Everything You Need to Know About Street Power Football

THERE’S only a small handful of well known casual street sports video games on the market, the most common involving basketball. And if we want to go even deeper, the plethora of mini-golf games that are also available. But what about street football? (Or soccer as us Aussies call it.) To my knowledge there’s little to no street code soccer titles out there, but a small indie studio by the name of SFL Interactive are about to bring their own flare to the sports genre.

Last week, I attended a virtual hands-off preview of SFL’s new arcade-style game, Street Power Football. Straight off the bat, this gave me major NBA2K Playgrounds vibes, as it should. The video that was presented showed cutscenes from the game featuring cartoon like graphics similar to those in Playgrounds. The development team told us how they were fans of games such as Mario Slam and NBA Jam. These sorts of games had obviously given them a lot of inspiration. After noticing that there wasn’t an arcade-style street football game on the market, they decided to create their own. After two years, that same idea has been brought to life. But the final product they’re releasing later in the year wasn’t what the team had originally envisioned. Street Power Football was going to be a straight up arcade game, SFL Interactive wanted something that could be played quickly. That was until French freestyle footballer Séan Garnier gave some creative input. The fast games were still kept but this is when Street Power Football’s flavour was born.

Twenty-five of the best freestyle footballers in the world, including Australia’s own Daniel Cappellero, worked with SFL Interactive to bring Street Power Football to life. Between game footage presented in the trailer were cuts to behind the scenes video of freestyle footballers doing all sorts cool moves and tricks. But instead of being decked out in all of their trendy gear, which in-game will include more than 300 items, they were all wearing motion capture suits. Every single move you see in Street Power Football are the players performing said moves themselves. The team wanted to included the best in class animation but also the upmost realism of movement.
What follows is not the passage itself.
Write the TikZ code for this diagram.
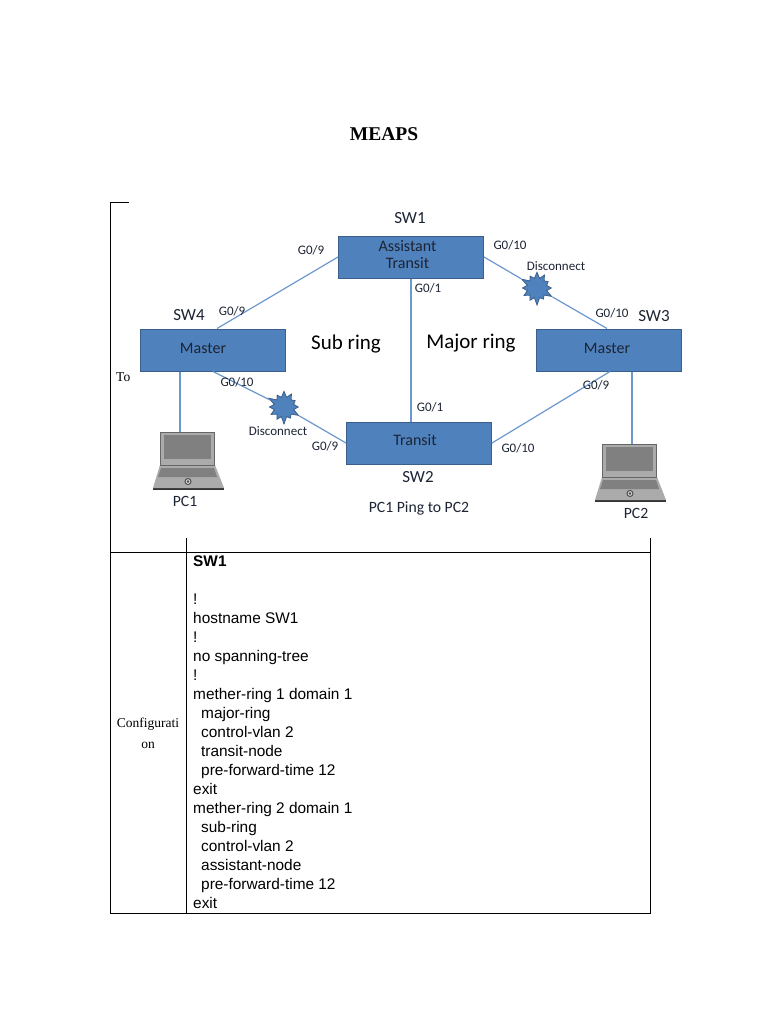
\documentclass[tikz,border=0pt]{standalone}
\usepackage{fontspec}
\setmainfont{Liberation Sans}
\newfontfamily\carl{Carlito}
\newfontfamily\lserif{Liberation Serif}
\usetikzlibrary{shapes.symbols}
\definecolor{boxfill}{HTML}{4F81BD}
\definecolor{boxline}{HTML}{3A5F8C}
\definecolor{wire}{HTML}{6C98CF}
\definecolor{labelink}{HTML}{1D2433}
\tikzset{
  x=1pt,y=-1pt,
  swbox/.style={draw=boxline,fill=boxfill,line width=1pt,minimum width=145pt,minimum height=42pt,inner sep=0pt},
  boxtext/.style={inner sep=0pt,text=labelink,font=\carl\fontsize{16}{17}\selectfont,align=center},
  wirel/.style={draw=wire,line width=1.2pt},
  portlab/.style={inner sep=0pt,text=labelink,font=\carl\fontsize{13}{15}\selectfont},
  swname/.style={inner sep=0pt,text=labelink,font=\carl\fontsize{17}{20}\selectfont},
  pingtext/.style={inner sep=0pt,text=labelink,font=\carl\fontsize{15.7}{18}\selectfont},
  ringlab/.style={inner sep=0pt,text=black,font=\carl\fontsize{21}{25}\selectfont},
  burst/.style={starburst,starburst points=12,starburst point height=8pt,draw=boxline,fill=boxfill,line width=.8pt,minimum width=36pt,minimum height=36pt,inner sep=0pt},
  tablerule/.style={draw=black,line width=.9pt},
  conf/.style={anchor=base west,inner sep=0pt,font=\fontsize{15.4}{18}\selectfont},
  smallserif/.style={inner sep=0pt,font=\lserif\fontsize{13.5}{21}\selectfont,align=center}
}
\newcommand{\laptop}[1]{%
  \begin{scope}[shift={(#1)}]
    \fill[black!80!white] (0,56) -- (71,56) -- (71,58) -- (0,58) -- cycle;
    \fill[black!33!white] (7,33) -- (62,33) -- (71,56) -- (0,56) -- cycle;
    \fill[black!50!white] (8,36) -- (61,36) -- (64,45) -- (5,45) -- cycle;
    \draw[black!70!white,line width=1pt,fill=black!15!white] (35,49.5) circle (3);
    \fill[black!70!white] (35,49.5) circle (1.3);
    \fill[black!33!white] (7,0) rectangle (61,33);
    \fill[black!50!white] (11,3) rectangle (58,27);
    \draw[black!60!white,line width=.7pt] (7,0) rectangle (61,33);
  \end{scope}}
\begin{document}
\begin{tikzpicture}
\useasboundingbox (0,0) rectangle (768,1024);
\fill[white] (0,0) rectangle (768,1024);
% title
\node[inner sep=0pt,font=\lserif\bfseries\fontsize{19.5}{22}\selectfont] (title) at (384,134) {MEAPS};
% table
\coordinate (tl) at (110,202);
\coordinate (tstub) at (129,202);
\coordinate (ml) at (110,552);
\coordinate (mr) at (650,552);
\coordinate (bl) at (110,913);
\coordinate (br) at (650,913);
\coordinate (ct) at (186,538);
\coordinate (cb) at (186,913);
\coordinate (rt) at (650,538);
\draw[tablerule] (tstub) -- (tl) -- (bl) -- (br) -- (rt);
\draw[tablerule] (ml) -- (mr);
\draw[tablerule] (ct) -- (cb);
\node[smallserif,anchor=west] (to) at (116,377) {To};
\node[smallserif] (cfgl) at (148,733) {Configurati\\on};
% switches
\node[swbox] (sw1) at (411,257) {};
\node[swbox] (sw4) at (212.5,350) {};
\node[swbox] (sw3) at (609,350) {};
\node[swbox] (sw2) at (419,443) {};
\node[boxtext] (t1) at (407.5,254.5) {Assistant\\Transit};
\node[boxtext] (t4) at (203,348) {Master};
\node[boxtext] (t3) at (607,348) {Master};
\node[boxtext] (t2) at (415,440) {Transit};
\node[burst] (b1) at (284,407) {};
\node[burst] (b2) at (537,288) {};
% laptops
\laptop{153,432}
\laptop{595,444}
\coordinate (pc1top) at (180,432);
\coordinate (pc2top) at (632,444);
% connectors
\draw[wirel] ([xshift=4.5pt]sw4.north) -- (sw1.west);
\draw[wirel] ([xshift=.5pt]sw4.south) -- (b1);
\draw[wirel] (b1) -- (sw2.west);
\draw[wirel] (sw1.east) -- (b2);
\draw[wirel] (b2) -- ([xshift=-2pt]sw3.north);
\draw[wirel] (sw1.south) -- (sw1.south |- sw2.north);
\draw[wirel] (sw2.east) -- ([xshift=1pt]sw3.south);
\draw[wirel] (sw4.south -| pc1top) -- (pc1top);
\draw[wirel] (sw3.south -| pc2top) -- (pc2top);
% names
\node[swname] (n1) at (410,218) {SW1};
\node[swname] (n4) at (189,315) {SW4};
\node[swname] (n3) at (654,316) {SW3};
\node[swname] (n2) at (418,477) {SW2};
\node[pingtext] (p1) at (185,501) {PC1};
\node[pingtext] (p2) at (636,513) {PC2};
\node[pingtext] (ping) at (419,508) {PC1 Ping to PC2};
\node[ringlab] (subr) at (346,344) {Sub ring};
\node[ringlab] (majr) at (471,343) {Major ring};
% port labels
\node[portlab] (a) at (311,250) {G0/9};
\node[portlab] (b) at (232,311) {G0/9};
\node[portlab] (c) at (237,382) {G0/10};
\node[portlab] (d) at (325,446) {G0/9};
\node[portlab] (e) at (510,245) {G0/10};
\node[portlab] (f) at (428,288) {G0/1};
\node[portlab] (g) at (430,407) {G0/1};
\node[portlab] (h) at (612,313) {G0/10};
\node[portlab] (i) at (596,385) {G0/9};
\node[portlab] (j) at (518,448) {G0/10};
\node[portlab] (k) at (278,431) {Disconnect};
\node[portlab] (l) at (556,266) {Disconnect};
% configuration
\node[conf,font=\bfseries\fontsize{15.4}{18}\selectfont] (l0) at (193,566) {SW1};
\node[conf] (l1) at (193,604) {!};
\node[conf] (l2) at (193,623) {hostname SW1};
\node[conf] (l3) at (193,642) {!};
\node[conf] (l4) at (193,661) {no spanning-tree};
\node[conf] (l5) at (193,680) {!};
\node[conf] (l6) at (193,699) {mether-ring 1 domain 1};
\node[conf] (l7) at (201,718) {major-ring};
\node[conf] (l8) at (201,737) {control-vlan 2};
\node[conf] (l9) at (201,756) {transit-node};
\node[conf] (l10) at (201,775) {pre-forward-time 12};
\node[conf] (l11) at (193,794) {exit};
\node[conf] (l12) at (193,813) {mether-ring 2 domain 1};
\node[conf] (l13) at (201,832) {sub-ring};
\node[conf] (l14) at (201,851) {control-vlan 2};
\node[conf] (l15) at (201,870) {assistant-node};
\node[conf] (l16) at (201,889) {pre-forward-time 12};
\node[conf] (l17) at (193,908) {exit};
\end{tikzpicture}
\end{document}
So far the game looks pretty awesome visually, even though full motion video of Séan Garnier talking to us while standing within the animated game world seemed a bit off personally. But what gameplay does Street Power Football offer? The modes made available aren’t just straight up football matches and are a varied mixture of different tastes. The team wanted to deliver multiple disciplines that were not only easy to pickup but challenging to master. The first mode shown to us was Freestyle mode, a rhythm like mini-game where you enter in different button combinations to the beat of a freestylers moves. If successful, the player executes the trick that matches the button combination. There are 90 different tricks available but will only unlock via progression. Next up was Trickshot Mode which as frustrating as it may have looked, this could be my future favourite. Under the pressure of a time limit, players must go around the field destroying different targets and can only progress once all the targets are destroyed. Each target is set at a different height and distance so aim and power precision are vital.

Street Power Football isn’t all just fun little mini-games, moving onto some versus action also brings some football education. Panna: a technique used in association football, field hockey or basketball, in which a player rolls or throws the ball between an opponent’s legs (feet). Panna is also a short 1-on-1 game of football where you try to make a panna move to get the ball into the goal. The first to 5 points in this game mode wins. Moving onto a much larger playing field is Streetmatch Mode where either 1v1, 2v2 or 3v3 matches can be played. But there’s a fun twist to this mode showing the game doesn’t take itself too seriously. Throughout the 5 minute max. matches you’ll find consumables on the field so which include special abilities. Each player also has their own unique abilities which can be executed once their Super Bar fills up. Filling up your Super requires you to play with style so try and perform as many tricks as you can. Although this mode comes off as extremely casual, it does take some skill to master it. One example a unique ability where a 2 second shield can be placed in front of a goal. With such a small amount of time allowed you can’t just pull this skill off whenever you want. The devs also mentioned that team player choice is vital in regards to who’s best for offensive and defensive.

All of the above modes mentioned are both PVP and PVE but there’s one more mode which was almost forgotten about during the presentation. Elimination is a 1v1 PVP only mode which can be played either through local multiplayer or online. Teams of three verse each other one at a time until one team knocks out every player on the opposing team. I asked the devs why Elimination was only made as a PVP mode and the answer was simply because versing the AI was too easy. Elimination is meant to be a challenge, a true test of skill. The AI just made the experience feel too simple. Among the plethora of casual modes is also a story mode which is, of course, PVE.

As mentioned earlier, there’s a tonne of apparel to deck your players out in which to my surprise also includes tattoos. All customizations can be purchased via the shop within the game. I also asked the devs about the brands featured in the game after seeing Séan Garnier’s Red Bull hat make an appearance. Along with confirming Red Bull, the other brands included in Street Power Football are Séan Garnier’s own brand, Urban Ball, as well as popular street football brand, Panna House.

As someone who’s never been interested in street football, I could see myself picking this one up just based on the fun modes made available. Street Power Football will be available on Playstation 4, Xbox One, Switch and Steam later this year.